— START —

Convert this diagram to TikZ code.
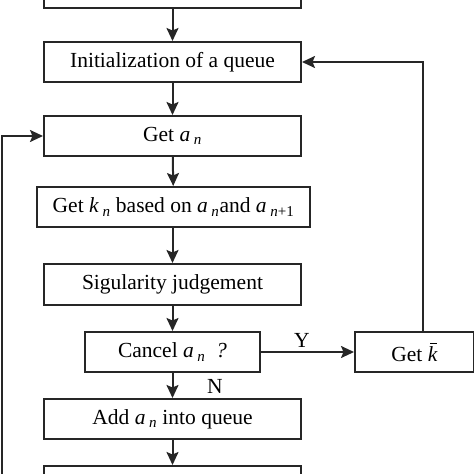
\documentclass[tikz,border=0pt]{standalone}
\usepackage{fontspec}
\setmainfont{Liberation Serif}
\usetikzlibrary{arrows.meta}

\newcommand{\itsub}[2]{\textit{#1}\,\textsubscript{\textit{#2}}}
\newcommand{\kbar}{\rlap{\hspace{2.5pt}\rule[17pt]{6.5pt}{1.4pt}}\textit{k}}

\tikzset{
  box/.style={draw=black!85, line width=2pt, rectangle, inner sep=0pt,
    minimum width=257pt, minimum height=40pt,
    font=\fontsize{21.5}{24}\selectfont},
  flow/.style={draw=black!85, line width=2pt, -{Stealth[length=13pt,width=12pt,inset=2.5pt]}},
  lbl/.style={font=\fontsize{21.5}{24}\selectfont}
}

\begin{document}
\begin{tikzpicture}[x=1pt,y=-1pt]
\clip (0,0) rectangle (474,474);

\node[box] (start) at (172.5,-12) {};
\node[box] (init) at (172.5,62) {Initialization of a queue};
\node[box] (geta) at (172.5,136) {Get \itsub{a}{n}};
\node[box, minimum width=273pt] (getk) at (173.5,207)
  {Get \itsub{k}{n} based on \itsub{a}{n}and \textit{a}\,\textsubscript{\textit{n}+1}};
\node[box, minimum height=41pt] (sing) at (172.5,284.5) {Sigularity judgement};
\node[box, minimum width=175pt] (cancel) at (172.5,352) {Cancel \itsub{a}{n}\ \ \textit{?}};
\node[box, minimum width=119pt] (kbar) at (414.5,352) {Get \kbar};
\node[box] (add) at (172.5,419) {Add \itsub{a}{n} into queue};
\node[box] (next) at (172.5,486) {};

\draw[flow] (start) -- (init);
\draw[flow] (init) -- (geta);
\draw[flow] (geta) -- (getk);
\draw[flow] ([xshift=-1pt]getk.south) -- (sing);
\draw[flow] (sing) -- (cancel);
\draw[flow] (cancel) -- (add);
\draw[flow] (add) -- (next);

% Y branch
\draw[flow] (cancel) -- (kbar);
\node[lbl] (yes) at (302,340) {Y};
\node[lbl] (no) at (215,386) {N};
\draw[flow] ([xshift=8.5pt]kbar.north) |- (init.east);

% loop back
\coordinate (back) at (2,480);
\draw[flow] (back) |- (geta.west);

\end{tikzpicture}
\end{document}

— END —

Requirement -
Repeat, word for word and with no pictures, only the lines running from the beginning of the data to the line that contains "(0,0) rectangle (474,474);".

Written solution -
Convert this diagram to TikZ code.
\documentclass[tikz,border=0pt]{standalone}
\usepackage{fontspec}
\setmainfont{Liberation Serif}
\usetikzlibrary{arrows.meta}

\newcommand{\itsub}[2]{\textit{#1}\,\textsubscript{\textit{#2}}}
\newcommand{\kbar}{\rlap{\hspace{2.5pt}\rule[17pt]{6.5pt}{1.4pt}}\textit{k}}

\tikzset{
  box/.style={draw=black!85, line width=2pt, rectangle, inner sep=0pt,
    minimum width=257pt, minimum height=40pt,
    font=\fontsize{21.5}{24}\selectfont},
  flow/.style={draw=black!85, line width=2pt, -{Stealth[length=13pt,width=12pt,inset=2.5pt]}},
  lbl/.style={font=\fontsize{21.5}{24}\selectfont}
}

\begin{document}
\begin{tikzpicture}[x=1pt,y=-1pt]
\clip (0,0) rectangle (474,474);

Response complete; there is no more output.